Are LVLH and RSW coordinate systems the same thing?

I've been reading into satellite relative motion, and I noticed that the literature split on using LVLH (local vertical local horizontal) and RIC/RSW (radial intrack crosstrack) coordinate frames. When I've looked into the definitions of each, it appears that LVLH has a z axis that points to the center of the earth, a y axis that is negative to the orbit normal. In contrast the x axis of RIC points in the direction of the spacecrafts position vector, and the z axis is pointing in the direction normal to the orbit plane.

However, I've found other sources, that have said RIC and LVLH are the same thing. Could anyone clear this up?

EDIT: Here is the source: https://public.ccsds.org/Pubs/500x0g4.pdf on page 23 (section 4.3.7.2) the LVLH frame is defined. In section 4.3.7.4 the RSW frame is defined, and the author says that RIC and RSW are the same thing. Should I just stick with Vallado's definition because his work seems to be the preeminent book in the field?
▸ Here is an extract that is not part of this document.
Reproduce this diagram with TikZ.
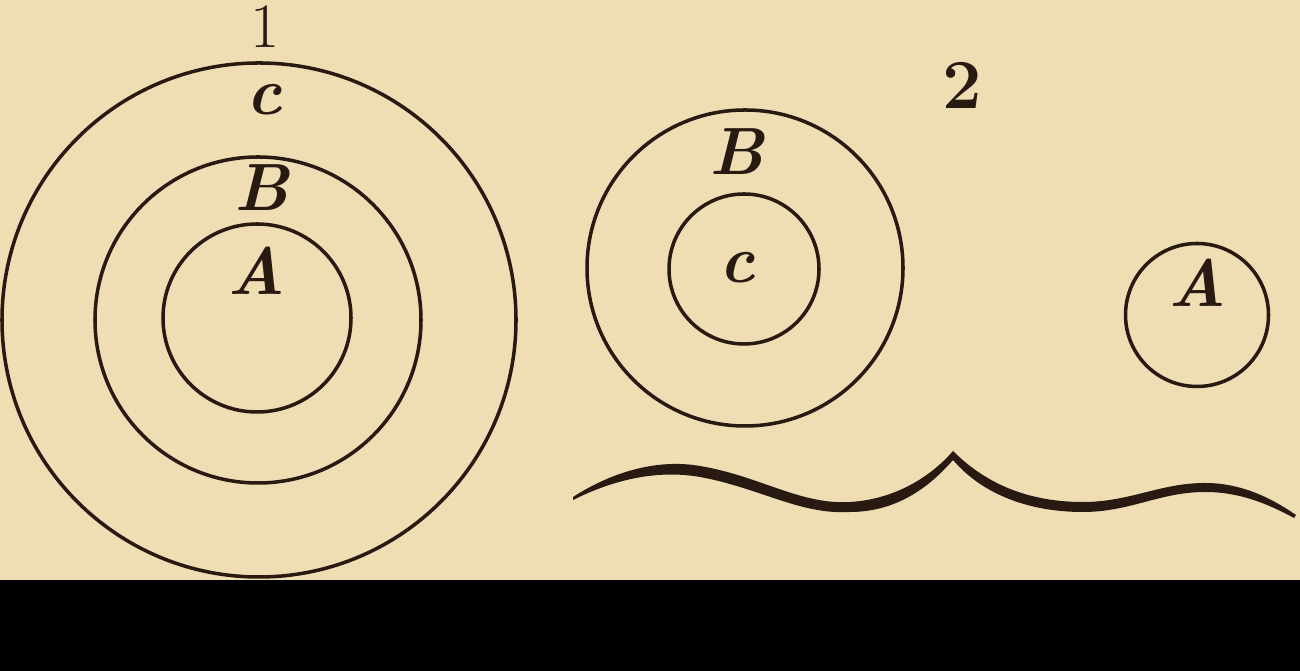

• Partial answer: the LVLH (Local Vertical Local Horizontal) name often is only enough information to know that two of your axes are aligned that way. The ordering and sign of the axes often varies depending on the convention of the algorithms you use. For example, the CW equations have Y radial, Z along angular momentum vector, and X as the cross product of those (velocity vector when circular). Commented Nov 16, 2020 at 2:11
• @uhoh There you go. Commented Nov 16, 2020 at 9:36
• You can use the Contact Us form to have your accounts merged, so that you can freely edit your question. Commented Nov 16, 2020 at 9:41
• @uhoh fixed it! thank you
– Syd
Commented Nov 16, 2020 at 13:10
• @Syd Thank you for sharing the CCSDS standard. I also want to give another source pointing to the same conclusion as your reference. The Space-Track.org Handbook for Spacecraft Operators has a footnote (page 41), equating the RIC and RTN frames. space-track.org/documents/…, I have been skeptical about this "simplification", and have been trying to be a bit more pedantic, because the book's explanation is more complete and has a rational for such a distinction. Commented Nov 18, 2020 at 1:41

Not all authors restrict themselves to right-handed, orthonormal frames. At the level of pure mathematics, all you need is a three-dimensional vector space at every point in three dimensions, but you can use a different vector space at every point, and the choice of connection between the vector spaces used at different points is arbitrary (and the term connection has a specific technical meaning which differs substantially from its use in other subjects). I would argue that the meaning most often encountered in spoken language is one of these: rather than argue about which one of "in-track" and "along-track" is parallel to velocity and which perpendicular to radius, most people talk as if they use unnormalized $$\vec{r}$$, $$\vec{v}$$, and $$\vec{h}=\vec{r}\times\vec{v}$$ (angular momentum per unit mass) as the local basis vectors, and just live with the fact that the angle between $$\vec{r}$$ and $$\vec{v}$$ is variable. I'll also note in passing that in my head, $$\vec{r}$$ is perifocal, but not everyone will think that, which has a significant impact on the definition of these frames for planets (orbiting the solar system barycenter, not the center of the sun).